Consequences of Filing a Wrongful Lis Pendens

Because a lis pendens can effectively paralyze a property, courts take misuse seriously. Filing one without a legitimate real property claim, or maintaining one in bad faith, can expose the filer to meaningful consequences beyond simply having the notice removed.

The most immediate risk is monetary sanctions. Courts can impose penalties on parties who file lis pendens notices without probable cause, particularly when the filing appears designed to pressure a settlement rather than protect a genuine property interest. Attorney’s fees are commonly awarded to property owners who successfully move to expunge a baseless lis pendens.
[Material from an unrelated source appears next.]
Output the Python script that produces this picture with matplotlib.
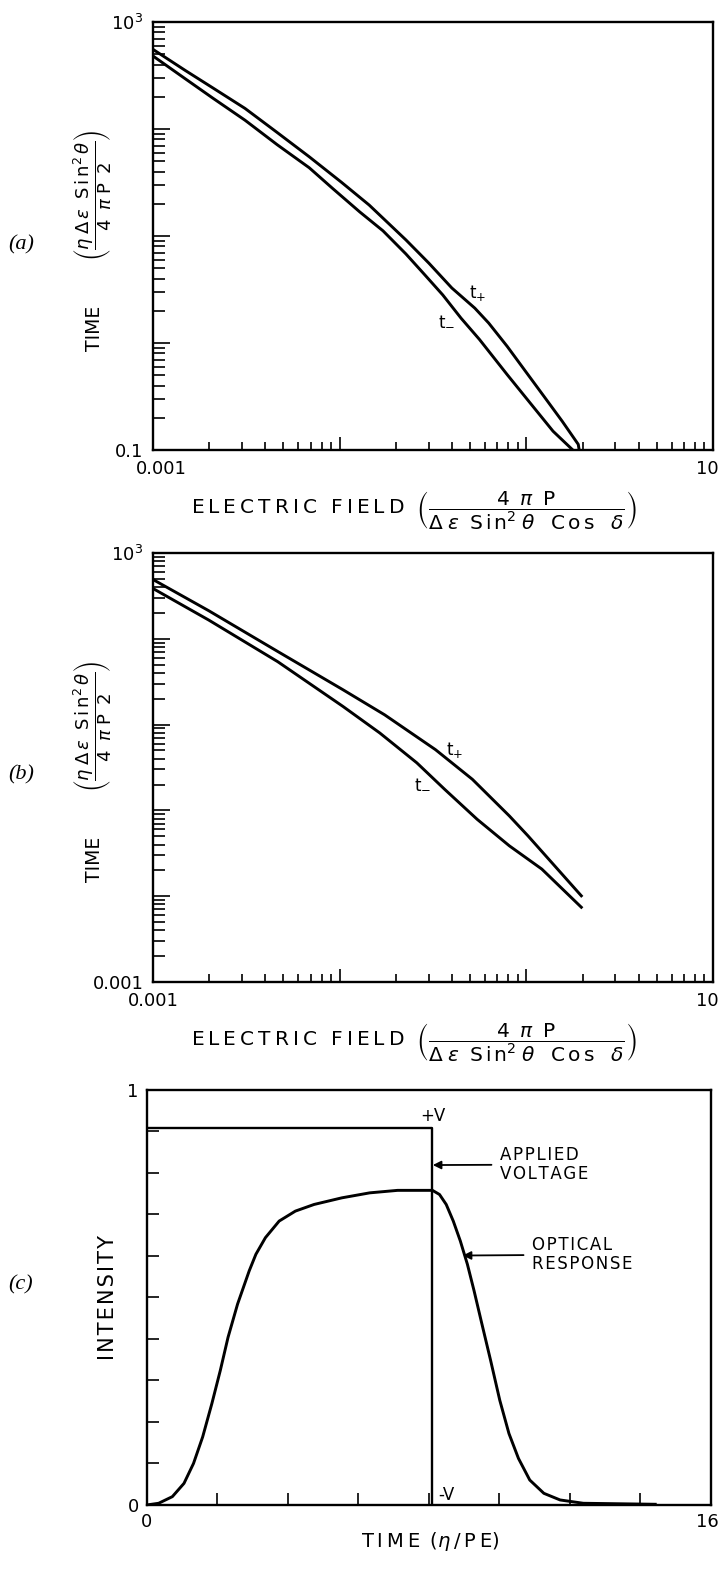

Beyond court sanctions, the property owner may have grounds for a separate civil lawsuit. Slander of title is the most common claim. It requires showing that someone made a false statement affecting your property’s title, that the statement was communicated to others (recording the lis pendens satisfies this), and that you suffered actual financial harm as a result. If a sale fell through because a buyer discovered the lis pendens during due diligence, that’s the kind of concrete loss that supports a slander of title claim. Related claims for wrongful interference with a sale or abuse of process may also be available depending on the circumstances.

One complication is the litigation privilege, which in many states protects statements made in connection with judicial proceedings. Because a lis pendens is filed as part of a lawsuit, some courts have held that the privilege shields the filer from slander of title liability. The exception is when the lis pendens doesn’t actually relate to a properly filed lawsuit or when it’s recorded after the underlying case has been dismissed. The rules here vary significantly by jurisdiction, and the interplay between the litigation privilege and lis pendens abuse is one of the more contested areas of real property law.